Cape Malay pickled fish is a traditional way of kicking off the Easter weekend in South Africa. Instructions to the recipe varies per household but the base is all the same.

The origin of the recipe remains unclear. However, it is known that the Cape Malay men were known to be experienced fishermen. And their wives were very good at preserving any extra harvest for months to come.

Cape Malay pickled fish is traditionally served on Good Friday with hot cross buns. The tradition is common amongst Christians who abstain from eating meat on Good Friday. But not limited to only them. Many from different religions enjoys this tradition.

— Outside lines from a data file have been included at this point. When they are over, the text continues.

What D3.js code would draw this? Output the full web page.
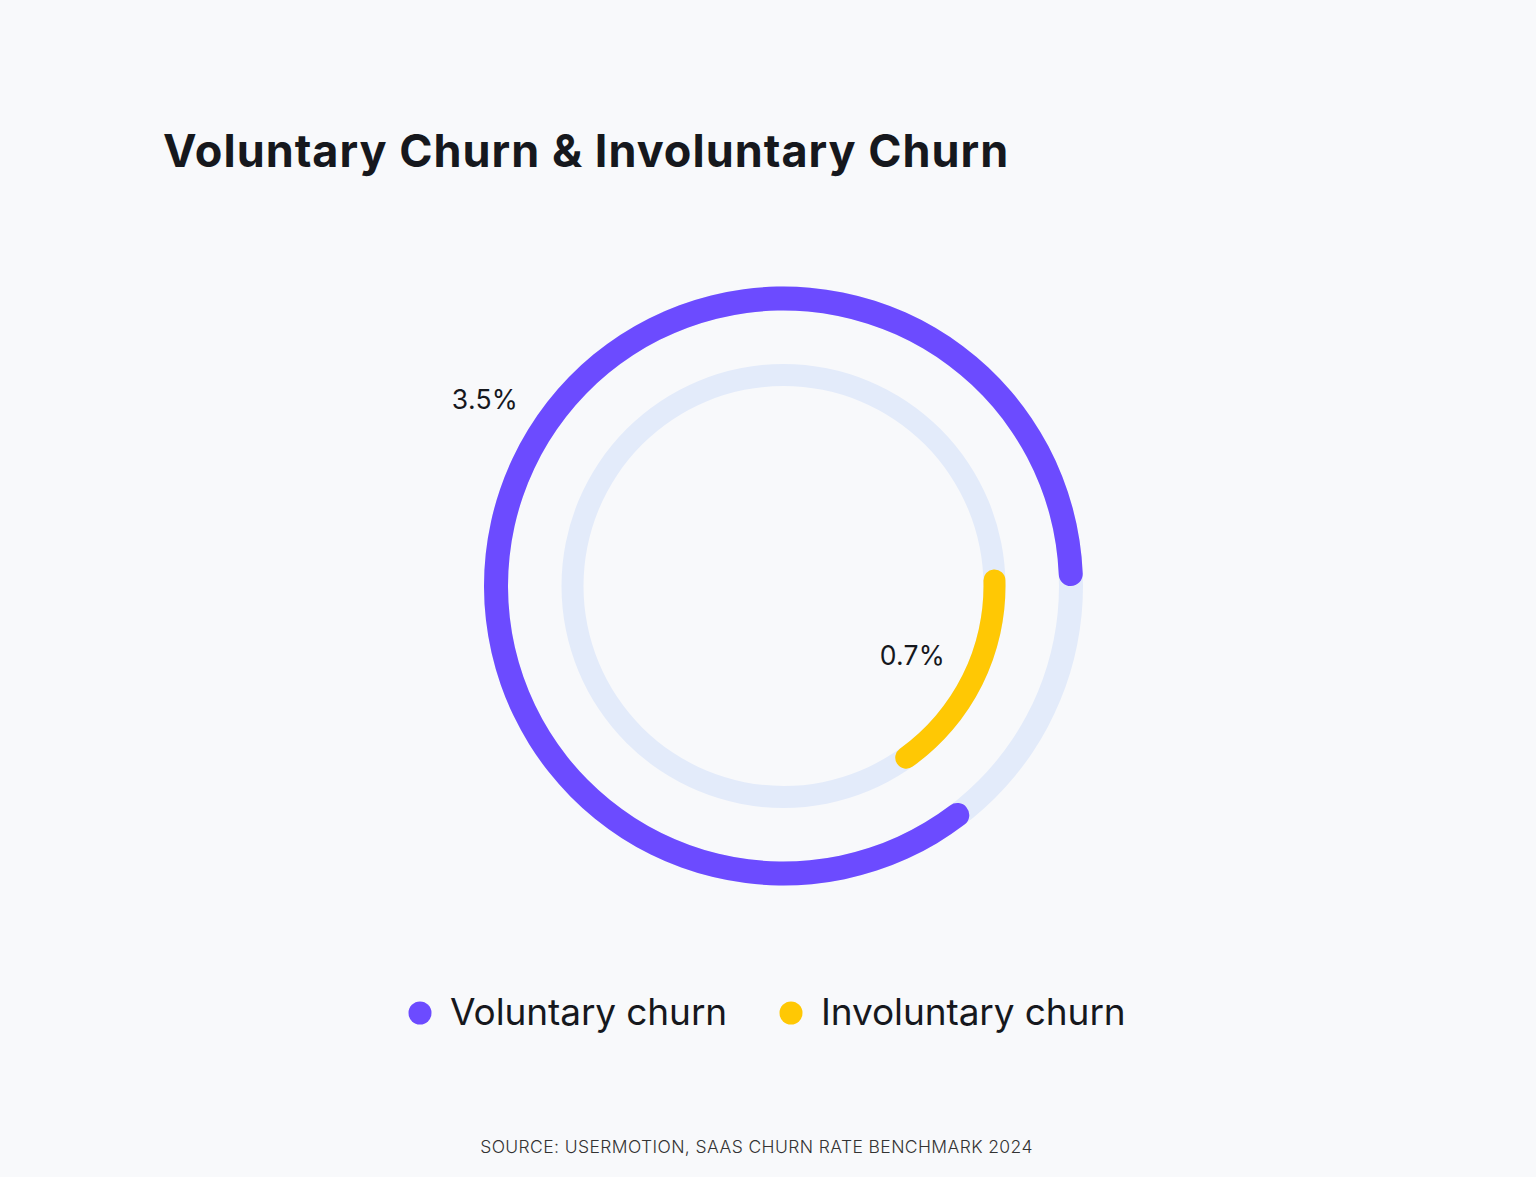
<!DOCTYPE html>
<html>
<head>
<meta charset="utf-8">
<script src="https://cdn.jsdelivr.net/npm/d3@7"></script>
<style>
  html, body { margin: 0; padding: 0; background: #f8f9fb; }
  #chart { width: 1536px; height: 1177px; }
  text { font-family: Inter, "Noto Sans", sans-serif; fill: #16181d; }
</style>
</head>
<body>
<div id="chart"></div>
<script>
// data
const categories = ["Voluntary churn", "Involuntary churn"];
const values = [3.5, 0.7];
const valueLabels = ["3.5%", "0.7%"];
const colors = ["#6c4bff", "#ffc804"];
const scaleMax = 4.07; // value that would close a full ring

const width = 1536;
const height = 1177;
const cx = 783.5, cy = 586;

const svg = d3.select("#chart")
    .append("svg")
    .attr("width", width)
    .attr("height", height);

svg.append("rect")
    .attr("width", width)
    .attr("height", height)
    .attr("fill", "#f8f9fb");

// title
svg.append("text")
    .attr("x", 163)
    .attr("y", 167)
    .attr("font-size", 45)
    .attr("font-weight", 700)
    .attr("letter-spacing", 1)
    .text("Voluntary Churn & Involuntary Churn");

const g = svg.append("g")
    .attr("transform", `translate(${cx},${cy})`);

const angle = d3.scaleLinear()
    .domain([0, scaleMax])
    .range([0, 2 * Math.PI]);

const deg = d => d * Math.PI / 180;

// ring geometry: outer ring for voluntary, inner ring for involuntary
const rings = [
    { inner: 275.5, outer: 299.5, anchor: deg(450), dir: -1, labelR: 352, labelA: deg(302) },
    { inner: 200, outer: 222, anchor: deg(85.5), dir: 1, labelR: 146, labelA: deg(118) }
];

// background tracks
g.selectAll("path.track")
    .data(rings)
    .enter()
    .append("path")
    .attr("class", "track")
    .attr("d", d => d3.arc()
        .innerRadius(d.inner)
        .outerRadius(d.outer)
        .startAngle(0)
        .endAngle(2 * Math.PI)())
    .attr("fill", "#e3ebfa");

// value arcs
g.selectAll("path.bar")
    .data(values)
    .enter()
    .append("path")
    .attr("class", "bar")
    .attr("d", (v, i) => {
        const r = rings[i];
        const a0 = r.anchor;
        const a1 = r.anchor + r.dir * angle(v);
        return d3.arc()
            .innerRadius(r.inner)
            .outerRadius(r.outer)
            .cornerRadius((r.outer - r.inner) / 2)
            .startAngle(Math.min(a0, a1))
            .endAngle(Math.max(a0, a1))();
    })
    .attr("fill", (v, i) => colors[i]);

// value labels
g.selectAll("text.value")
    .data(valueLabels)
    .enter()
    .append("text")
    .attr("class", "value")
    .attr("x", (d, i) => rings[i].labelR * Math.sin(rings[i].labelA))
    .attr("y", (d, i) => -rings[i].labelR * Math.cos(rings[i].labelA))
    .attr("text-anchor", "middle")
    .attr("dominant-baseline", "central")
    .attr("font-size", 26.5)
    .attr("font-weight", 400)
    .attr("letter-spacing", 0.3)
    .text(d => d);

// legend
const legendX = [420, 791];
const legend = svg.selectAll("g.legend")
    .data(categories)
    .enter()
    .append("g")
    .attr("class", "legend")
    .attr("transform", (d, i) => `translate(${legendX[i]},1013)`);

legend.append("circle")
    .attr("r", 11.5)
    .attr("fill", (d, i) => colors[i]);

legend.append("text")
    .attr("x", 30)
    .attr("y", 12)
    .attr("font-size", 37)
    .attr("font-weight", 400)
    .attr("letter-spacing", -0.1)
    .text(d => d);

// source note
svg.append("text")
    .attr("x", 756.5)
    .attr("y", 1153)
    .attr("text-anchor", "middle")
    .attr("font-size", 17.5)
    .attr("font-weight", 300)
    .attr("letter-spacing", 0.4)
    .style("fill", "#333")
    .text("SOURCE: USERMOTION, SAAS CHURN RATE BENCHMARK 2024");
</script>
</body>
</html>
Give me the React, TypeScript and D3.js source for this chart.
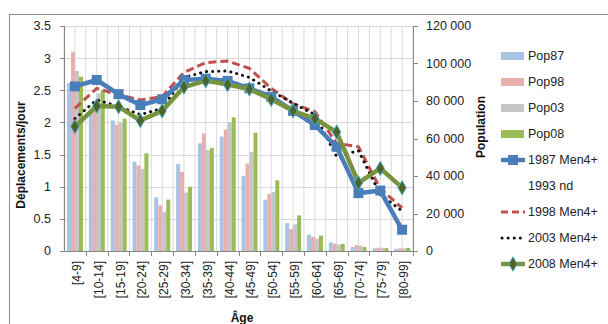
import React from 'react';
import * as d3 from 'd3';

const categories = ["[4-9]", "[10-14]", "[15-19]", "[20-24]", "[25-29]", "[30-34]", "[35-39]", "[40-44]", "[45-49]", "[50-54]", "[55-59]", "[60-64]", "[65-69]", "[70-74]", "[75-79]", "[80-99]"];

const pop87 = [89500, 75400, 69600, 47700, 28600, 46300, 57400, 61000, 40100, 27400, 14900, 8700, 4600, 2100, 1400, 1200];
const pop98 = [106000, 78900, 67500, 45600, 24300, 42200, 62700, 64800, 46600, 30500, 11700, 7500, 3900, 3100, 1700, 1400];
const pop03 = [96000, 84000, 68600, 43900, 20900, 31200, 53800, 68600, 52800, 31500, 14200, 6500, 3400, 2900, 1700, 1400];
const pop08 = [93000, 85700, 70600, 52100, 27400, 34300, 54900, 71300, 63100, 37700, 19000, 8200, 3800, 2100, 1500, 1700];

const men1987 = [2.56, 2.66, 2.44, 2.27, 2.36, 2.66, 2.68, 2.645, 2.53, 2.40, 2.18, 1.96, 1.62, 0.90, 0.94, 0.33];
const men1998 = [2.22, 2.53, 2.43, 2.35, 2.40, 2.78, 2.93, 2.955, 2.84, 2.53, 2.29, 2.17, 1.675, 1.62, 0.97, 0.67];
const men2003 = [2.06, 2.35, 2.25, 2.12, 2.22, 2.70, 2.79, 2.80, 2.70, 2.49, 2.30, 2.12, 1.47, 1.56, 0.88, 0.62];
const men2008 = [1.935, 2.255, 2.245, 2.03, 2.18, 2.55, 2.65, 2.59, 2.52, 2.36, 2.18, 2.06, 1.85, 1.06, 1.285, 0.985];

const leftTicks = [0, 0.5, 1, 1.5, 2, 2.5, 3, 3.5];
const rightTicks = [0, 20000, 40000, 60000, 80000, 100000, 120000];

const popKeys = ["Pop87", "Pop98", "Pop03", "Pop08"];
const popSeries = [pop87, pop98, pop03, pop08];
const popColors = ["#A9C3E3", "#E8AFAE", "#C6C6C6", "#9BBB59"];

const FONT = "'Liberation Sans', Arial, sans-serif";

const L = 64, R = 413, T = 26, B = 251;

export default function App() {
  const x0 = d3.scaleBand().domain(categories).range([L, R]).paddingInner(0).paddingOuter(0);
  const bw = x0.bandwidth();
  const x1 = d3.scaleBand().domain(popKeys).range([bw * 0.14, bw * 0.87]).paddingInner(0);
  const yL = d3.scaleLinear().domain([0, 3.5]).range([B, T]);
  const yR = d3.scaleLinear().domain([0, 120000]).range([B, T]);
  const loc = d3.formatLocale({ decimal: ".", thousands: " ", grouping: [3], currency: ["", ""] });
  const fmtR = loc.format(",");
  const fmtL = d3.format("");

  const cx = (c: string) => (x0(c) as number) + bw / 2;
  const line = d3.line<number>().x((_, i) => cx(categories[i])).y((d) => yL(d));

  const vgrid: number[] = [];
  for (let i = 0; i <= categories.length * 2; i++) vgrid.push(L + (bw / 2) * i);

  const diamond = d3.symbol().type(d3.symbolDiamond).size(60)();
  const legX = 501, legTX = 528;
  const legRows = [56, 82, 108, 134, 160, 186, 212, 238, 264];

  return (
    <svg width={608} height={324} style={{ position: 'absolute', left: 0, top: 0, background: '#fff' }} fontFamily={FONT}>
      <rect x={9.5} y={14.5} width={620} height={330} fill="#fff" stroke="#8C8C8C" strokeWidth={1} />
      {/* grid */}
      {vgrid.map((gx, i) => (
        <line key={'v' + i} x1={gx} x2={gx} y1={T} y2={B} stroke="#D9D9D9" strokeWidth={1} />
      ))}
      {leftTicks.slice(1).map((t) => (
        <line key={'h' + t} x1={L} x2={R} y1={Math.round(yL(t)) + 0.5} y2={Math.round(yL(t)) + 0.5} stroke="#D9D9D9" strokeWidth={1} />
      ))}
      {/* bars */}
      {popSeries.map((s, si) => (
        <g key={popKeys[si]} fill={popColors[si]}>
          {s.map((v, i) => (
            <rect key={i} x={(x0(categories[i]) as number) + (x1(popKeys[si]) as number)} width={x1.bandwidth()} y={yR(v)} height={B - yR(v)} />
          ))}
        </g>
      ))}
      {/* lines */}
      <path d={line(men1998) || ''} fill="none" stroke="#C0504D" strokeWidth={3} strokeDasharray="8 4" />
      <path d={line(men2003) || ''} fill="none" stroke="#111" strokeWidth={3} strokeDasharray="0.1 6" strokeLinecap="round" />
      <path d={line(men1987) || ''} fill="none" stroke="#4A7EBB" strokeWidth={4.5} strokeLinejoin="round" />
      {men1987.map((v, i) => (
        <rect key={'m87' + i} x={cx(categories[i]) - 5} y={yL(v) - 5} width={10} height={10} fill="#4A7EBB" />
      ))}
      <path d={line(men2008) || ''} fill="none" stroke="#77933C" strokeWidth={4.5} strokeLinejoin="round" />
      {men2008.map((v, i) => (
        <path key={'m08' + i} d={diamond || ''} transform={`translate(${cx(categories[i])},${yL(v)})`} fill="#4F6228" stroke="#4BACC6" strokeWidth={1} />
      ))}
      {/* axes */}
      <line x1={L + 0.5} x2={L + 0.5} y1={T} y2={B} stroke="#868686" />
      <line x1={R + 0.5} x2={R + 0.5} y1={T} y2={B} stroke="#868686" />
      <line x1={L} x2={R} y1={B + 0.5} y2={B + 0.5} stroke="#868686" />
      {leftTicks.map((t) => (
        <g key={'lt' + t}>
          <line x1={L - 4} x2={L} y1={Math.round(yL(t)) + 0.5} y2={Math.round(yL(t)) + 0.5} stroke="#868686" />
          <text x={51} y={yL(t)} dy="0.35em" textAnchor="end" fontSize={12.5} fill="#222">{fmtL(t)}</text>
        </g>
      ))}
      {rightTicks.map((t) => (
        <g key={'rt' + t}>
          <line x1={R} x2={R + 5} y1={Math.round(yR(t)) + 0.5} y2={Math.round(yR(t)) + 0.5} stroke="#868686" />
          <text x={426} y={yR(t)} dy="0.35em" textAnchor="start" fontSize={12.5} fill="#222">{fmtR(t)}</text>
        </g>
      ))}
      {categories.map((c, i) => (
        <g key={'c' + c}>
          <line x1={Math.round(L + bw * (i + 1)) + 0.5} x2={Math.round(L + bw * (i + 1)) + 0.5} y1={B} y2={B + 5} stroke="#868686" />
          <text transform={`translate(${cx(c) + 6},261) rotate(-90)`} textAnchor="end" fontSize={12} fill="#222">{c}</text>
        </g>
      ))}
      {/* titles */}
      <text transform="translate(25,155) rotate(-90)" textAnchor="middle" fontSize={12} fontWeight="bold" fill="#111">Déplacements/jour</text>
      <text transform="translate(485,127) rotate(-90)" textAnchor="middle" fontSize={12} fontWeight="bold" fill="#111">Population</text>
      <text x={242} y={322} textAnchor="middle" fontSize={12} fontWeight="bold" fill="#111">Âge</text>
      {/* legend */}
      {popKeys.map((k, i) => (
        <g key={'lg' + k}>
          <rect x={legX} y={legRows[i] - 4} width={23} height={8} fill={popColors[i]} />
          <text x={legTX} y={legRows[i]} dy="0.35em" fontSize={12.5} fill="#222">{k}</text>
        </g>
      ))}
      <g>
        <line x1={legX} x2={legX + 24} y1={legRows[4]} y2={legRows[4]} stroke="#4A7EBB" strokeWidth={4.5} />
        <rect x={legX + 7} y={legRows[4] - 5} width={10} height={10} fill="#4A7EBB" />
        <text x={legTX} y={legRows[4]} dy="0.35em" fontSize={12.5} fill="#222">1987 Men4+</text>
      </g>
      <text x={legTX} y={legRows[5]} dy="0.35em" fontSize={12.5} fill="#222">1993 nd</text>
      <g>
        <line x1={legX} x2={legX + 24} y1={legRows[6]} y2={legRows[6]} stroke="#C0504D" strokeWidth={3} strokeDasharray="7 4" />
        <text x={legTX} y={legRows[6]} dy="0.35em" fontSize={12.5} fill="#222">1998 Men4+</text>
      </g>
      <g>
        <line x1={legX + 1} x2={legX + 24} y1={legRows[7]} y2={legRows[7]} stroke="#111" strokeWidth={3} strokeDasharray="0.1 6" strokeLinecap="round" />
        <text x={legTX} y={legRows[7]} dy="0.35em" fontSize={12.5} fill="#222">2003 Men4+</text>
      </g>
      <g>
        <line x1={legX} x2={legX + 24} y1={legRows[8]} y2={legRows[8]} stroke="#77933C" strokeWidth={4.5} />
        <path d={diamond || ''} transform={`translate(${legX + 12},${legRows[8]})`} fill="#4F6228" stroke="#4BACC6" strokeWidth={1} />
        <text x={legTX} y={legRows[8]} dy="0.35em" fontSize={12.5} fill="#222">2008 Men4+</text>
      </g>
    </svg>
  );
}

Tips and instructions on how to make pickled fish:

  • Select a firm white fish. Depending on where you live and what is available, codfish or hake works well.
  • Cook the fish in small batches. Do not overload the pan with too many pieces. To avoid the fish from falling apart, flip it gently one time only.
  • Add fish spice to the dusting flour, if you like. The spice should not be too overwhelming and clash with the rest of the spices in the marinade.
  • Sweet yellow onions works well in the dish. Do not slice it too thin or overcook it. The onions needs to have a bit of a bite.
  • Adjust the amount of onions according to your preference.
  • Add a 100ml water for a milder vinegar taste.
  • Use clean sterilised jars and containers to store the pickled fish.
  • Make the pickled fish a few days ahead of time. The marinade contains turmeric which may stain containers.
  • Serve it with hot cross buns or raisin bread rolls.

More seafood recipes: Zucchini Noodles with Shrimps and Goat Cheese

Cape Malay Pickled Fish

Lunch / Dinner Cape Malay, South African
By Galley of Gail Serves: 6
Prep Time: 15 minutes Cooking Time: 25 minutes Total Time: 40 minutes

Lightly coated fish in a sweet and sour marinade with onions and radish.


  • 500g yellow onions, sliced
  • 75g radish, sliced
  • 2 tsp ground turmeric
  • 2 tsp coriander seeds
  • 2 tsp black pepper corns
  • 1/2 tsp salt
  • 1 small green chilli, deseeded and sliced
  • 100g sugar
  • 600ml water
  • 40g corn starch
  • 600ml yellow vinegar
  • 1kg codfish (or any other firm white fish)
  • 100g flour
  • 60ml olive oil
  • salt & pepper, seasoning



1.Slice the onions in half and then in rings.


2. Slice the radish in thin slices.


3. In a saucepan, add onions, turmeric, coriander seeds, peppercorns, chilli, salt and sugar.


4. Add water and vinegar and cook on medium heat for 10 minutes.


5. Meanwhile, heat oil in pan. Pat the fish dry and sprinkle with salt.


6. Lightly dust with flour. Heat the oil and bake the fish until cooked.


7. Set fish aside on paper towel to drain excess oil.


8. Remove onion marinade from heat.


9. Make a paste from the corn starch and some liquid from the marinade. And add to onions.


10. Add the radish to the onions.


11. In a container. layer some onions, follow with a layer of fish and continue in that order.


12. Seal tight and refrigerate at least overnight.


  • 346 Calories
  • 35,7g Carbohydrates
  • 12,2g Fat
  • 2,7g Fiber
  • 21,3g Protein
  • 2g Saturated fat
  • 810,5mg Sodium
  • 5,5g Sugar
  • 10,1g Unsaturated fat


Pickled fish can be made a few days ahead of time.